Data#

Data outlives the campaign. The collection the operator stands up today (recon hits, evidence captures, indicator feeds, case notes) will be queried, joined, and re-analyzed long after the system that produced it is torn down. The shape of that data, who owns it, and how it changes decide what you can ask of it later.

Modeling#

The schema is the most consequential design artifact in any system. Get the model right and the code mostly writes itself; get it wrong and every feature carries the cost of working around the model. The discipline below is the standard starting point.

  • Start by understanding the domain. Words used by the business should show up as types in the schema.

  • Distinguish entities (things with identity) from values (things defined entirely by their attributes).

  • Capture invariants in the schema where you can: NOT NULL, CHECK, foreign keys, unique constraints.

  • Prefer append-only to in-place updates for important state changes; the history is often more valuable than the current value.

Polyglot Persistence#

Different data shapes prefer different stores. Pick per use case, not by fashion. The list below covers the major store families; most products start (and often end) on a single relational database, with specialty stores added only when the workload genuinely outgrows it.

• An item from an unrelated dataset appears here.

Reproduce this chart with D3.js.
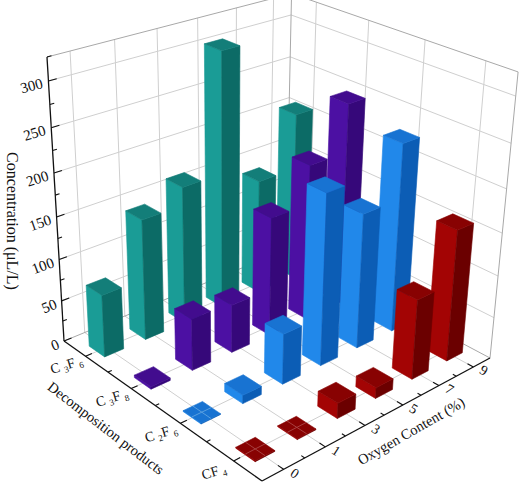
<!DOCTYPE html>
<html><head><meta charset="utf-8">
<script src="https://cdn.jsdelivr.net/npm/d3@7"></script>
<style>html,body{margin:0;padding:0;background:#fff;} svg{display:block;}</style>
</head><body>
<svg id="chart" width="520" height="484"></svg>
<script>
// ---------------- data ----------------
const products = ["C3F6", "C3F8", "C2F6", "CF4"];           // back -> front
const productLabels = [
  [["C ",0],["3",1],["F ",0],["6",1]],
  [["C ",0],["3",1],["F ",0],["8",1]],
  [["C ",0],["2",1],["F ",0],["6",1]],
  [["CF ",0],["4",1]]
];
const oxygen = ["0", "1", "3", "5", "7", "9"];               // Oxygen Content (%)
const c3f6 = [75, 145, 166, 306, 140, 206];
const c3f8 = [3, 62, 58, 143, 188, 244];
const c2f6 = [1, 10, 60, 202, 161, 225];
const cf4  = [1, 1, 18, 13, 95, 156];
const zTicks = [0, 50, 100, 150, 200, 250, 300];
const zMax = 325;
const zTitle = "Concentration (\u03bcL/L)";
const uTitle = "Decomposition products";
const vTitle = "Oxygen Content (%)";

const seriesValues = [c3f6, c3f8, c2f6, cf4];
const palette = [
  {left:"#1a9c96", right:"#0c6b66", top:"#137e79", cross:"#4fb5b0"},
  {left:"#4c10a3", right:"#36087a", top:"#420c8e", cross:"#7a50bb"},
  {left:"#2188ea", right:"#0c5db5", top:"#1873d2", cross:"#5aa0e0"},
  {left:"#a30404", right:"#6b0000", top:"#880202", cross:"#a84040"}
];

// ---------------- projection (perspective box) ----------------
const A = [64, 341], B = [262, 481], C = [490, 358];
const At = [47, 57], Dt = [290, -6], Ct = [518, 73];
function inter(p1, p2, p3, p4) {
  const d = (p1[0]-p2[0])*(p3[1]-p4[1]) - (p1[1]-p2[1])*(p3[0]-p4[0]);
  const a = p1[0]*p2[1] - p1[1]*p2[0], b = p3[0]*p4[1] - p3[1]*p4[0];
  return [(a*(p3[0]-p4[0]) - (p1[0]-p2[0])*b)/d, (a*(p3[1]-p4[1]) - (p1[1]-p2[1])*b)/d];
}
const VPu = inter(A, B, Dt, Ct), VPv = inter(B, C, At, Dt), VPw = inter(A, At, C, Ct);
const su = (A[0]-B[0])/(B[0]-VPu[0]);
const sw = (A[1]-At[1])/(At[1]-VPw[1]);
const Q = [A[0]+su*VPu[0], A[1]+su*VPu[1], 1+su];
const sv = (Q[0]-C[0]*Q[2])/(C[0]-VPv[0]);
function P(u, v, w) {
  const X = A[0] + u*su*VPu[0] + v*sv*VPv[0] + w*sw*VPw[0];
  const Y = A[1] + u*su*VPu[1] + v*sv*VPv[1] + w*sw*VPw[1];
  const W = 1 + u*su + v*sv + w*sw;
  return [X/W, Y/W];
}

// ---------------- scales ----------------
const uScale = d3.scaleBand().domain(products).range([0, 1]).paddingInner(0.65).paddingOuter(0.325);
const vScale = d3.scaleBand().domain(oxygen).range([0, 1]).paddingInner(0.54).paddingOuter(0.27);
const wScale = d3.scaleLinear().domain([0, zMax]).range([0, 1]);
const uStep = uScale.step(), vStep = vScale.step();
const uC = c => uScale(c) + uScale.bandwidth()/2;
const vC = c => vScale(c) + vScale.bandwidth()/2;

const svg = d3.select("#chart");
svg.append("rect").attr("width", 520).attr("height", 484).attr("fill", "#fff");
const line = d3.line();
function seg(g, p, q, color, width) {
  g.append("path").attr("d", line([p, q])).attr("stroke", color).attr("stroke-width", width).attr("fill", "none");
}
const ang = (p, q) => Math.atan2(q[1]-p[1], q[0]-p[0]) * 180 / Math.PI;

// ---------------- walls & grid ----------------
const grid = svg.append("g");
const gridCol = "#cfcfcf", frameCol = "#a8a8a8";
zTicks.filter(t => t > 0).forEach(t => {
  const w = wScale(t);
  seg(grid, P(0, 0, w), P(0, 1, w), gridCol, 1);   // left wall
  seg(grid, P(0, 1, w), P(1, 1, w), gridCol, 1);   // back wall
});
oxygen.forEach(o => {
  seg(grid, P(0, vC(o), 0), P(0, vC(o), 1), gridCol, 1);
  seg(grid, P(0, vC(o), 0), P(1, vC(o), 0), gridCol, 1);   // floor
});
products.forEach(p => {
  seg(grid, P(uC(p), 1, 0), P(uC(p), 1, 1), gridCol, 1);
  seg(grid, P(uC(p), 0, 0), P(uC(p), 1, 0), gridCol, 1);   // floor
});
[[P(0,1,0),P(1,1,0)],[P(0,0,0),P(0,1,0)],[P(0,1,0),P(0,1,1)],[P(1,1,0),P(1,1,1)],
 [P(0,0,1),P(0,1,1)],[P(0,1,1),P(1,1,1)]].forEach(s => seg(grid, s[0], s[1], frameCol, 1));

// ---------------- axes ----------------
const ax = svg.append("g");
const axCol = "#111";
seg(ax, P(0,0,0), P(0,0,1), axCol, 1.3);
seg(ax, P(0,0,0), P(1,0,0), axCol, 1.3);
seg(ax, P(1,0,0), P(1,1,0), axCol, 1.3);
d3.range(0, zMax + 1, 25).forEach(t => {
  const major = t % 50 === 0;
  seg(ax, P(0, 0, wScale(t)), P(0, major ? 0.03 : 0.016, wScale(t)), axCol, 1.1);
});
products.forEach((p, i) => {
  seg(ax, P(uC(p), 0, 0), P(uC(p), 0.025, 0), axCol, 1.1);
  if (i > 0) { const ub = i * uStep; seg(ax, P(ub, 0, 0), P(ub, 0.015, 0), axCol, 1.1); }
});
oxygen.forEach((o, j) => {
  seg(ax, P(1, vC(o), 0), P(1 - 0.025, vC(o), 0), axCol, 1.1);
  if (j > 0) { const vb = j * vStep; seg(ax, P(1, vb, 0), P(1 - 0.015, vb, 0), axCol, 1.1); }
});

// ---------------- bars ----------------
const bars = [];
products.forEach((p, i) => oxygen.forEach((o, j) => bars.push({i, j, p, o, val: seriesValues[i][j]})));
bars.sort((a, b) => (a.i - a.j) - (b.i - b.j));
const barG = svg.append("g");
bars.forEach(b => {
  const u0 = uScale(b.p), u1 = u0 + uScale.bandwidth();
  const v0 = vScale(b.o), v1 = v0 + vScale.bandwidth();
  const h = wScale(b.val);
  const col = palette[b.i];
  const faces = [
    {pts: [P(u0,v0,0), P(u1,v0,0), P(u1,v0,h), P(u0,v0,h)], c: col.left},
    {pts: [P(u1,v0,0), P(u1,v1,0), P(u1,v1,h), P(u1,v0,h)], c: col.right},
    {pts: [P(u0,v0,h), P(u1,v0,h), P(u1,v1,h), P(u0,v1,h)], c: col.top}
  ];
  faces.forEach(f => barG.append("path").attr("d", line(f.pts) + "Z")
    .attr("fill", f.c).attr("stroke", f.c).attr("stroke-width", 0.6).attr("stroke-linejoin", "round"));
  if (b.val <= 1.5) {   // floor grid showing through near-zero slabs
    const uc = uC(b.p), vc = vC(b.o);
    seg(barG, P(uc, v0, h), P(uc, v1, h), col.cross, 1);
    seg(barG, P(u0, vc, h), P(u1, vc, h), col.cross, 1);
  }
});

// ---------------- labels ----------------
const font = "'Liberation Serif','Times New Roman',serif";
const lab = svg.append("g").attr("font-family", font).attr("fill", "#111");
zTicks.forEach(t => {
  const w = wScale(t);
  const p = P(0, -0.022, w);
  const a = ang(P(0, -0.1, w), P(0, 0.1, w));
  lab.append("text").attr("transform", `translate(${p[0]},${p[1]}) rotate(${a})`)
    .attr("text-anchor", "end").attr("dy", "0.35em").attr("font-size", 15).text(t);
});
products.forEach((p, i) => {
  const c = P(uC(p), -0.075, 0);
  const t = lab.append("text").attr("transform", `translate(${c[0]},${c[1]}) rotate(-17)`)
    .attr("text-anchor", "middle");
  productLabels[i].forEach(([s, sub], k) => {
    const prev = k > 0 ? productLabels[i][k-1][1] : 0;
    const dy = k === 0 ? 5 : (sub ? 3 : (prev ? -3 : 0));
    t.append("tspan").attr("font-size", sub ? 9 : 14).attr("dy", dy).text(s);
  });
});
oxygen.forEach(o => {
  const c = P(1.035, vC(o) + 0.012, 0);
  const a = ang(P(0.9, vC(o), 0), P(1.1, vC(o), 0));
  lab.append("text").attr("transform", `translate(${c[0]},${c[1]}) rotate(${a})`)
    .attr("text-anchor", "middle").attr("dy", "0.35em").attr("font-size", 14).text(o);
});
lab.append("text").attr("transform", "translate(13,221) rotate(90)").attr("text-anchor", "middle")
  .attr("dy", "0.35em").attr("font-size", 16).text(zTitle);
lab.append("text").attr("transform", "translate(106,428) rotate(37.5)").attr("text-anchor", "middle")
  .attr("dy", "0.35em").attr("font-size", 14.5).text(uTitle);
lab.append("text").attr("transform", "translate(411,431) rotate(-30)").attr("text-anchor", "middle")
  .attr("dy", "0.35em").attr("font-size", 14.5).text(vTitle);
</script>
</body></html>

  • Relational, entities with relationships, transactions, ad-hoc queries.

  • Document, self-contained aggregates with flexible shape.

  • Key-value, single-key lookups at high throughput.

  • Wide-column, large datasets keyed by a partition key with many columns.

  • Graph, traversal-heavy queries (recommendations, fraud, identity).

  • Search, full-text and faceted queries.

  • Time-series, high-write, time-indexed metrics.

Most products start (and often end) on a single relational database.

Database per Service#

In a microservices world, each service owns its data; other services see it only through the service’s API. The opposite, a shared schema, is the single most reliable way to recreate a distributed monolith.

CQRS#

Command Query Responsibility Segregation; use different models for writes (commands) and reads (queries). The pattern splits the system into a normalized write side and one or more denormalized read projections, with the two communicating through events.

  • Writes go through validated, transactional command handlers against a normalized model.

  • Reads come from one or more denormalized projections, optimized for the specific query.

  • The two sides communicate via events or a change-data-capture stream.

Worth it when read and write needs diverge sharply; overkill when they don’t.

Event Sourcing#

Persist the sequence of events that changed state, not just the current state. Current state is derived by folding events together. The pattern gets you a perfect audit trail by construction; the costs are schema evolution, snapshotting, and cross-aggregate consistency.

  • Strong audit trail by construction.

  • Easy to add new projections after the fact.

  • Hard parts: schema evolution of events, snapshotting for performance, cross-aggregate consistency.

Often paired with CQRS.

Sagas#

A saga is a long-running business process that spans multiple services. Because there’s no global transaction, sagas implement compensation: each step has a rollback step, and on failure the system runs the rollbacks for steps that already completed. Two coordination styles dominate.

  • Choreography, each service reacts to events and emits new ones; no central coordinator. Simple at small scale; hard to follow at large.

  • Orchestration, a coordinator drives the steps and handles failures. Easier to reason about, but the coordinator becomes a critical service.

Compensation is rarely a perfect inverse; build for eventual consistency and design user-visible behavior accordingly (status pages, “pending” states).

Migrations#

Schema changes are some of the highest-risk deploys in any system. Forward-only, expand-and-contract, lock-aware; the discipline below is what separates “we ran a migration” from “we took the database down”:

  • Forward-only, online, in small steps.

  • Expand-and-contract for breaking changes: 1. add new column / table / endpoint; 2. dual-write or backfill; 3. switch readers; 4. remove the old.

  • Tools: Flyway, Liquibase, Alembic, sqlx-migrate, Prisma migrate, gh-ost / pt-online-schema-change for online MySQL changes.

  • Lock-aware: long-running migrations on big tables can block writes; test against production-sized data.

Data Consistency#

Within a single relational DB, transactions give strong consistency. Across services, the global transaction goes away and the choice becomes which weaker model the system can tolerate. Pick the weakest one that meets the business requirement; weaker models scale further, cost less, and tolerate more failure.

  • Strong (synchronous, distributed transactions / 2PC), expensive, fragile.

  • Read-your-writes / monotonic reads via session pinning or causal tokens.

  • Eventual, the default for cross-service state. Make it visible to users.

Pick the weakest consistency model that meets the business requirement; weaker is faster, cheaper, and more available.

Privacy and Lifecycle#

Privacy and retention are schema decisions, not policy afterthoughts. Classification, minimization, retention, and the ability to actually delete personal data when the law demands it. If these are not designed in early, every later attempt to add them is rework.

  • Classify data, public, internal, sensitive, regulated.

  • Minimize, don’t store what you don’t need.

  • Retention policies, delete after they’re no longer needed.

  • Right to erasure (GDPR, CCPA), design schemas where deletion is possible.

  • Backups are personal data too; same retention rules apply.